Nah, dalam dunia literasi sendiri warga pesantren (santri) juga banyak yang proaktif berpartisipasi mengisi. Berbagai karangan berbentuk buku, baik hasil penelitian maupun berupa karya ilmiah ataupun fiksi banyak dipersembahkan kaum sarungan. Bahkan sebagian sudah yang diangkat ke dalam dunia perfilman.
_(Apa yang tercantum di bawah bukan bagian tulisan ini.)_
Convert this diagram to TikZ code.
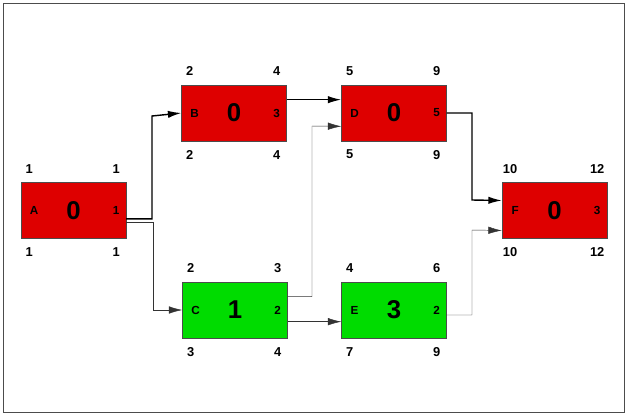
\documentclass[tikz,border=0pt]{standalone}
\usepackage{fontspec}
\setmainfont{Liberation Sans}
\usetikzlibrary{arrows.meta}
\tikzset{>={Latex[width=2.2mm,length=4mm]}}
\definecolor{actred}{RGB}{222,0,0}
\definecolor{actgreen}{RGB}{0,220,0}
\tikzset{
  box/.style = {draw=black!70, minimum width=3.15cm, minimum height=1.68cm, inner sep=0pt},
  num/.style = {font=\bfseries\fontsize{11}{11}\selectfont},
  main/.style = {very thick},
  side/.style = {thin, black!80}
}
\newcommand{\activity}[9]{%
  \node[box, fill=#2] (#1) at (#3) {};
  \node[font=\bfseries\fontsize{10}{10}\selectfont] at ([xshift=0.4cm]#1.west) {#1};
  \node[font=\bfseries\fontsize{22}{22}\selectfont] at (#1.center) {#4};
  \node[num, font=\bfseries\fontsize{10}{10}\selectfont] at ([xshift=-0.3cm]#1.east) {#5};
  \node[num] at ([xshift=0.25cm,yshift=0.4cm]#1.north west) {#6};
  \node[num] at ([xshift=-0.3cm,yshift=0.4cm]#1.north east) {#7};
  \node[num] at ([xshift=0.25cm,yshift=-0.4cm]#1.south west) {#8};
  \node[num] at ([xshift=-0.3cm,yshift=-0.4cm]#1.south east) {#9};
}
\begin{document}
\begin{tikzpicture}[x=0.03cm, y=-0.03cm]
\useasboundingbox (0,0) rectangle (628,415);
\draw[black!70, line width=0.8pt] (3,3) rectangle (624,412);
% activities
\activity{A}{actred}{73.5,210.5}{0}{1}{1}{1}{1}{1}
\activity{B}{actred}{234,113}{0}{3}{2}{4}{2}{4}
\activity{C}{actgreen}{235,310}{1}{2}{2}{3}{3}{4}
\activity{D}{actred}{394,113}{0}{5}{5}{9}{5}{9}
\activity{E}{actgreen}{394,310}{3}{2}{4}{6}{7}{9}
\activity{F}{actred}{554.5,210.5}{0}{3}{10}{12}{10}{12}
% connectors
\draw[main, ->] ([yshift=-0.25cm]A.east) -| (152,116) -- (B.west);
\draw[side, ->] ([yshift=-0.35cm]A.east) -| (153,310) -- (C.west);
\draw[main, ->] ([yshift=0.4cm]B.east) -- ([yshift=0.4cm]D.west);
\draw[side, ->] ([yshift=0.4cm]C.east) -| (312,126) -- ([yshift=-0.4cm]D.west);
\draw[side, ->] ([yshift=-0.35cm]C.east) -- ([yshift=-0.35cm]E.west);
\draw[main, ->] (D.east) -| (472,200) -- ([yshift=0.3cm]F.west);
\draw[side, ->] ([yshift=-0.15cm]E.east) -| (472,230) -- ([yshift=-0.6cm]F.west);
\end{tikzpicture}
\end{document}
Contoh, seperti buku Negeri Lima Menara atau film The santri yang sayang gagal tayang akibat kontroversi berupa terlalu over sikap toleransi yang mengikuti.
Bahkan jika kita tarik sejarah kembali, para santri bukan hanya menyumbangkan gagasan keilmuan lewat persembahan karya yang diberikan. Akan tetapi, juga sebagian ada pula yang menjadi seorang pengajar hingga mempunyai ssebuah pesantren besar dan santri dari berbagai daerah dengan bermacam ragam latar belakang. Contohnya jika kita mengambil sample ulama Nusantara ada Syaikhona Muhammad Kholil Al- Bangkalani, Hadratussyech KH Hasyim Asy’ari, Syech Nawawi Al-Bantani, dan masih banyak lagi yang lainnya. Tentu keberadaan beliau bukan hanya terkenal di bumi Nusantara. Namun juga santri-santrinya menyebar hingga jazirah Arab, tepatnya ketika beliau belajar di Mekkah sampai punya sebuah majlis belajar juga.